Há indicadores de que o Brasil, sob Lula e em grande parte sobre os alicerces montados pelo governo que o antecedeu, vem crescendo, desenvolvendo-se, conquistando metas importantes, como o aumento da geração de empregos e redução da miséria. Isso é bom, mas não atestado de que bom também é o governo, pois há de se considerar que as conquistas não se dão de forma substancial, considerados os pontos de partida que geralmente mostram números pífios. Índices que ainda nos colocam entre os países subdesenvolvidos ou, no máximo, entre os em desenvolvimento. E há um quadro bastante amplo de pobreza até absoluta em meio à prosperidade constatada.
São muitos os pontos falhos nesse processo de desenvolvimento. Não alcançam índices razoáveis a segurança da população, a redução palpável da corrupção, o atendimento à saúde, e permanece o sentimento geral de que este é o País da impunidade. Há poucas semanas, num estudo internacional, foi revelado que o povo brasileiro, entre os demais que habitam este periclitante planeta, é dos que mais sofre do mal do medo. O brasileiro tem medo de sair para passear, para trabalhar, para levar os filhos à escola (quando não porque estes têm de ir sozinhos). Sair à noite, notadamente nas grandes cidades, mas hoje mesmo nas médias e pequenas, é um risco bastante palpável. Assaltos, assassinatos, ações do crime organizado nas barbas das autoridades, ou mesmo voltados contra elas, enchem os noticiários.
Os brasileiros recebem o salário do medo, para usar o tema e o título de um antológico filme francês que descrevia dois motoristas de caminhão transportando nitroglicerina por uma estrada esburacada, com o risco de que uma sacudidela mais violenta fizesse tudo ir pelos ares. Já se calculam os bilhões que os brasileiros e o Brasil perdem em razão desse constante medo. Há quem desista de certos empregos porque em lugares perigosos ou, para alcançá-los, terem de percorrer caminhos pouco seguros. De gente que deixa de estudar pelo mesmo motivo, ou porque tem, por condições econômicas, de optar por cursos noturnos, submetendo-se aos riscos que nem a luz do dia evita. A insegurança ainda é maior porque não há confiança no sistema policial nem no judicial. Sucessivos recursos sempre levam os delinqüentes, notadamente os que dispõem de dinheiro para contratação de bons advogados, à liberdade, mesmo quando evidente sua responsabilidade. Aí, há de se considerar o arcabouço jurídico frágil, leniente, que temos e que mais busca a liberdade e a absolvição para os criminosos que sua retirada do meio social que agride e ameaça. Não bastasse a legislação frágil, considere-se ainda o excesso de processos a abarrotar o sistema judiciário, tornando lento, senão totalmente emperrado, o processo de aferição de crimes e seu julgamento.

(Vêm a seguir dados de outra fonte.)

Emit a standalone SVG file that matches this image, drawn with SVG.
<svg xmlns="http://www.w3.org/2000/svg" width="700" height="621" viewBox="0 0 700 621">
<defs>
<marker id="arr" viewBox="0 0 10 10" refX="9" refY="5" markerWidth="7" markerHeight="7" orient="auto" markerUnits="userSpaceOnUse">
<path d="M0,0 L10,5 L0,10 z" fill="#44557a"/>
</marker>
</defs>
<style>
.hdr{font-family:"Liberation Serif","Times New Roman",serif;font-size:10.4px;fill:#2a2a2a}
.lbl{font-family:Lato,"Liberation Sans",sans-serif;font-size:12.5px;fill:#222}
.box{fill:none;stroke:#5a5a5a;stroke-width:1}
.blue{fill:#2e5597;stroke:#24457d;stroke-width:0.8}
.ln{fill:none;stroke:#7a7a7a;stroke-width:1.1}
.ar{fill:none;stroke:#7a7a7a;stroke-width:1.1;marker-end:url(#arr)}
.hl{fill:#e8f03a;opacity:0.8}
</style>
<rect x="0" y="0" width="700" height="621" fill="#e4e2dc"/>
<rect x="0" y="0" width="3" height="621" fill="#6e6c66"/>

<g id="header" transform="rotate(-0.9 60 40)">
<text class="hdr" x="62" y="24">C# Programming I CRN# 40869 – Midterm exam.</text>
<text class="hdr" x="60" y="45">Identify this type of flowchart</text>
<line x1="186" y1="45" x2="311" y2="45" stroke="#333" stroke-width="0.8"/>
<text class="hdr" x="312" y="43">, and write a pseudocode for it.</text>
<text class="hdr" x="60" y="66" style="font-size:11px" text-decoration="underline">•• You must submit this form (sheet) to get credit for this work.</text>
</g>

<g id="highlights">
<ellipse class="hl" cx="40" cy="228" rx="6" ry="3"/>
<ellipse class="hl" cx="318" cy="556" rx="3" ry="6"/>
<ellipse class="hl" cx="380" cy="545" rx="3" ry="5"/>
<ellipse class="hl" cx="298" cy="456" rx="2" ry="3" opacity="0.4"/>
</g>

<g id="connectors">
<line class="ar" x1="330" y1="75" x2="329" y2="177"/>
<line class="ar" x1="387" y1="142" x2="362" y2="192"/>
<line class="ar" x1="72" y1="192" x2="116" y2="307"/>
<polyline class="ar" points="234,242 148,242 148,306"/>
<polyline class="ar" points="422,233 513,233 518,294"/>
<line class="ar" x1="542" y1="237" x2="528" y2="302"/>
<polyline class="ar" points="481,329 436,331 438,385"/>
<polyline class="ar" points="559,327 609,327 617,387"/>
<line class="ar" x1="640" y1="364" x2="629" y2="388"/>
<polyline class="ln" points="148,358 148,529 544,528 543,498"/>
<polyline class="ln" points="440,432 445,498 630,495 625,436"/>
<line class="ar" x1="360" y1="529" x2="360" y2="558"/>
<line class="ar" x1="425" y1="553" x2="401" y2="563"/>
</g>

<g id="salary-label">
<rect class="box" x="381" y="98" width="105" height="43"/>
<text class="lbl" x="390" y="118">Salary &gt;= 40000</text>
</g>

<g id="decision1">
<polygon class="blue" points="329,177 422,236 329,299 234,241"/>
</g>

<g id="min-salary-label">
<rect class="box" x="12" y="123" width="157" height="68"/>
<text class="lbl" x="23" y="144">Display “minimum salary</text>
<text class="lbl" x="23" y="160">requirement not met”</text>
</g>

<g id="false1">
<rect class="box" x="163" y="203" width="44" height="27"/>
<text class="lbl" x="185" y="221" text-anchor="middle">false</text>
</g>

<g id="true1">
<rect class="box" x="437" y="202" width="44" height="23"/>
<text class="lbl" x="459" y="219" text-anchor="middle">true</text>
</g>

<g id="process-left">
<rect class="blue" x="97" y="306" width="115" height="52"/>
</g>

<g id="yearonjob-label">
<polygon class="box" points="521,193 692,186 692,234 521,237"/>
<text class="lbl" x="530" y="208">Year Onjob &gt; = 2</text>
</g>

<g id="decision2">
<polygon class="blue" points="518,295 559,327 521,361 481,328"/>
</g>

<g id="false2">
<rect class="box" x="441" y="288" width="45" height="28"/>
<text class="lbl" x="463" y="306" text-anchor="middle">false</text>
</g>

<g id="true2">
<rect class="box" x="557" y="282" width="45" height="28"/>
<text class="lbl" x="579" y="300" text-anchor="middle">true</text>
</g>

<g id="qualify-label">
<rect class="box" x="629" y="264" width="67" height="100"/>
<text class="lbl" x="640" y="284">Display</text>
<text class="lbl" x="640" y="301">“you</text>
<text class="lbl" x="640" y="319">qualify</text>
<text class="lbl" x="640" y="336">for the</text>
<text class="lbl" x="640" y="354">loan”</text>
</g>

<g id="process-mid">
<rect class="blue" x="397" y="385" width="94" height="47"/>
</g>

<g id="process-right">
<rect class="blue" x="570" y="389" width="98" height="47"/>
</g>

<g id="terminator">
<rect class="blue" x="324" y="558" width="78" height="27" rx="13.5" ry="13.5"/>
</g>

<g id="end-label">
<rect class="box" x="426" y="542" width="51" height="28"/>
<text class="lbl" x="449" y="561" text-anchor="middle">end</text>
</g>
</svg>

Todos esses males podemos atribuir basicamente ao Poder Legislativo, já que ele é que faz as leis, organiza o País ou o desorganiza, dependendo da procedência e efetividade das leis que vota. E das que deixa de votar, mesmo quando urgentes e indispensáveis. Tanto o Poder Executivo, mesmo quando péssimo, e o Poder Judiciário, quando inoperante e ineficiente, dependem dos ditames que, via legislação, lhes impõe o Legislativo.
Aí está o mal e o mau exemplo. O nosso Poder Legislativo é formado de colegiados montados de acordo com uma legislação política inadequada e que reclama, com urgência urgentíssima, uma reforma política. A falta desta e da adoção de normas sérias para a formação da representação popular, leva a que o Legislativo chegue onde chegou: uma fonte de escândalos, negociatas, ?dá cá, toma lá? e a última coisa que entra em consideração é o interesse do povo.
O nosso problema não é de homens, mas de sistemas, que põem no comando do País homens que não têm condições morais para governá-lo. E, agindo da forma interesseira ou displicente, dão o mau exemplo que leva o Brasil a crescer a duras penas, pagando o salário do medo.